2. He came down to earth from heaven,
Who is God and Lord of all,
And his shelter was a stable,
And his cradle was a stall;
With the poor, and mean, and lowly,
Lived on earth our Savior holy.
3. And our eyes at last shall see him,
Through his own redeeming love;
For that child so dear and gentle
Is our Lord in heav’n above,
And he leads his children on
To the place where he is gone.
Text: Cecil Frances Alexander, 1818-1895
Music: Henry J. Gauntlett, 1805-1876
-History: (Source: Wikipedia)
Once In Royal David’s City is a Christmas carol originally written as poem by Cecil Frances Alexander. The carol was first published in 1848 in Miss Cecil Humphreys’ hymnbook Hymns for little Children. A year later, the English organist Henry John Gauntlett discovered the poem and set it to music.[1] Cecil Alexander, meanwhile, married the Anglican clergyman William Alexander in 1848 and upon her husband’s consecration became a bishop’s wife in 1867.[1] She is also remembered for her hymn All Things Bright and Beautiful.
“Royal David’s City” refers to Bethlehem, which the New Testament records as the historical birthplace of King David, an ancestor of Jesus Christ. Theologically, Alexander’s poem expands a little upon the childhood of Jesus Christ, which is not told in any detail in any of the Four Gospels. Being a children’s poem, it largely dwells upon the more palatable aspects of the Nativity story, with the last verses being a prime example of Victorian morality.[1]
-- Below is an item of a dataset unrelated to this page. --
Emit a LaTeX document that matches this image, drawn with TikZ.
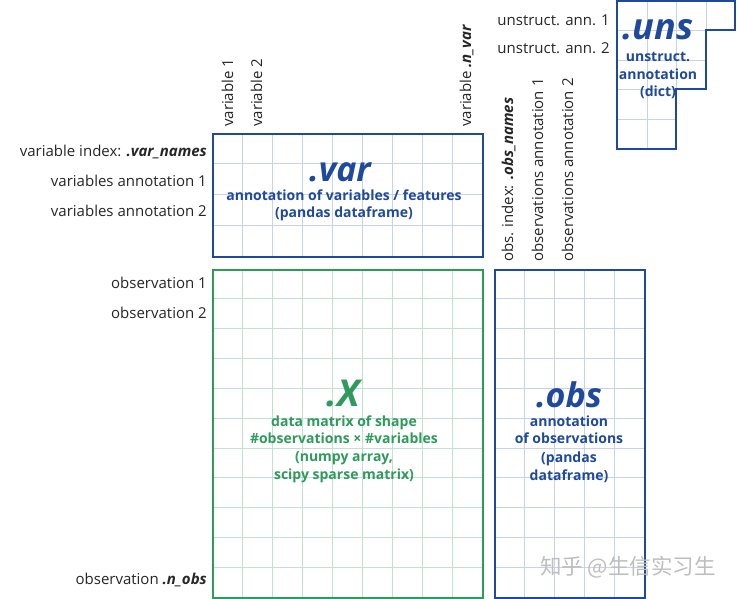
\documentclass[tikz,border=0pt]{standalone}
\usepackage{fontspec}
\setmainfont{Open Sans}
\newfontfamily\cjkfont{Noto Sans CJK SC}
\definecolor{annblue}{RGB}{30,73,157}
\definecolor{gridb}{RGB}{200,211,230}
\definecolor{xgreen}{RGB}{46,154,92}
\definecolor{gridg}{RGB}{192,226,207}
\definecolor{wmgray}{RGB}{190,190,190}
\begin{document}
\begin{tikzpicture}[x=1pt,y=-1pt,
  lbl/.style={font=\fontsize{15}{17}\selectfont, inner sep=0pt, text=black!85},
  lblr/.style={lbl, anchor=base east},
  vlbl/.style={lbl, rotate=90, anchor=base west},
  bluebox/.style={draw=annblue, line width=2.4pt, inner sep=0pt, anchor=north west},
  greenbox/.style={draw=xgreen, line width=2.4pt, inner sep=0pt, anchor=north west},
  gb/.style={draw=gridb, line width=0.7pt},
  gg/.style={draw=gridg, line width=0.7pt},
  ttl/.style={font=\fontsize{34}{36}\selectfont\bfseries\itshape, inner sep=0pt, anchor=base},
  sub/.style={font=\fontsize{14}{16}\selectfont\bfseries, inner sep=0pt, anchor=base}]
\useasboundingbox (0,0) rectangle (737,598);

% ---------- grids ----------
% var: 9 cols x 4 rows
\foreach \i in {1,...,8} \draw[gb] ({212+30*\i},133) -- ({212+30*\i},256);
\foreach \j in {1,2,3} \draw[gb] (212,{133+30.75*\j}) -- (482,{133+30.75*\j});
% X: 9 cols x 11 rows
\foreach \i in {1,...,8} \draw[gg] ({212+30*\i},269) -- ({212+30*\i},597);
\foreach \j in {1,...,10} \draw[gg] (212,{269+29.82*\j}) -- (482,{269+29.82*\j});
% obs: 5 cols x 11 rows
\foreach \i in {1,...,4} \draw[gb] ({494+30*\i},269) -- ({494+30*\i},597);
\foreach \j in {1,...,10} \draw[gb] (494,{269+29.82*\j}) -- (644,{269+29.82*\j});
% uns staircase grid
\draw[gb] (647,1) -- (647,149);
\draw[gb] (676,1) -- (676,89);
\draw[gb] (706,1) -- (706,30);
\draw[gb] (617,30) -- (706,30);
\draw[gb] (617,60) -- (706,60);
\draw[gb] (617,89) -- (676,89);
\draw[gb] (617,119) -- (676,119);

% ---------- boxes ----------
\node[bluebox, minimum width=270pt, minimum height=123pt] (var) at (212,133) {};
\node[greenbox, minimum width=270pt, minimum height=328pt] (X) at (212,269) {};
\node[bluebox, minimum width=150pt, minimum height=328pt] (obs) at (494,269) {};
\draw[draw=annblue, line width=2.4pt, line join=miter]
  (617,1) -- (735,1) -- (735,30) -- (706,30) -- (706,89) -- (676,89) -- (676,149) -- (617,149) -- cycle;
\coordinate (uns) at (658,39);

% ---------- titles ----------
\node[ttl, text=annblue] (vart) at (340,181) {.var};
\node[sub, text=annblue] (var1) at (344,200) {annotation of variables / features};
\node[sub, text=annblue] (var2) at (344,217) {(pandas dataframe)};

\node[ttl, text=xgreen, font=\fontsize{37}{39}\selectfont\bfseries\itshape] (Xt) at (343,406) {.X};
\node[sub, text=xgreen] (X1) at (344,426) {data matrix of shape};
\node[sub, text=xgreen] (X2) at (344,443) {\#observations × \#variables};
\node[sub, text=xgreen] (X3) at (344,461) {(numpy array,};
\node[sub, text=xgreen] (X4) at (344,479) {scipy sparse matrix)};

\node[ttl, text=annblue] (obst) at (569,407) {.obs};
\node[sub, text=annblue] (obs1) at (569,426) {annotation};
\node[sub, text=annblue] (obs2) at (569,443) {of observations};
\node[sub, text=annblue] (obs3) at (569,462) {(pandas};
\node[sub, text=annblue] (obs4) at (569,480) {dataframe)};

\node[ttl, text=annblue, font=\fontsize{36}{38}\selectfont\bfseries\itshape] (unst) at (658,39) {.uns};
\node[sub, text=annblue] (uns1) at (658,61) {unstruct.};
\node[sub, text=annblue] (uns2) at (658,79) {annotation};
\node[sub, text=annblue] (uns3) at (658,96) {(dict)};

% ---------- side labels ----------
\node[lblr] (l1) at (207,156) {variable index: \textbf{\textit{.var\_names}}};
\node[lblr] (l2) at (207,186) {variables annotation 1};
\node[lblr] (l3) at (207,216) {variables annotation 2};
\node[lblr] (l4) at (207,288) {observation 1};
\node[lblr] (l5) at (207,318) {observation 2};
\node[lblr] (l6) at (207,584) {observation \textbf{\textit{.n\_obs}}};

\node[lblr] (u1) at (610,25) {unstruct. ann. 1};
\node[lblr] (u2) at (610,53) {unstruct. ann. 2};

% ---------- top labels ----------
\node[vlbl] (t1) at (233,127) {variable 1};
\node[vlbl] (t2) at (262,127) {variable 2};
\node[vlbl] (t3) at (471,127) {variable \textbf{\textit{.n\_var}}};
\node[vlbl] (o1) at (513,262) {obs. index: \textbf{\textit{.obs\_names}}};
\node[vlbl] (o2) at (543,262) {observations annotation 1};
\node[vlbl] (o3) at (573,262) {observations annotation 2};

% ---------- watermark ----------
\node[font=\cjkfont\fontsize{21.5}{23}\selectfont, text=wmgray, inner sep=0pt, anchor=base west] (wm) at (540,574) {知乎 @生信实习生};
\end{tikzpicture}
\end{document}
Since 1919, the Festival of Nine Lessons and Carols at the King’s College Chapel Cambridge has begun its Christmas Eve service, with Dr Arthur Henry Mann‘s arrangement of “Once in Royal David’s City” as the Processional hymn.[1] Mann was organist at King’s between 1876–1929.[2] In his arrangement, the first verse is sung by a boy chorister of the Choir of King’s Chapel as a solo. The second verse is sung by the choir, and the congregation joins in the third verse. Excluding the first verse, the hymn is accompanied by the organ. This carol was the first recording that the King’s College Choir under Boris Ord made for EMI in 1948.[3] Among others who have recorded it are Mary Chapin Carpenter, The Chieftains, Daniel O’Donnell, TheMormon Tabernacle Choir, Petula Clark, Jethro Tull and Sufjan Stevens.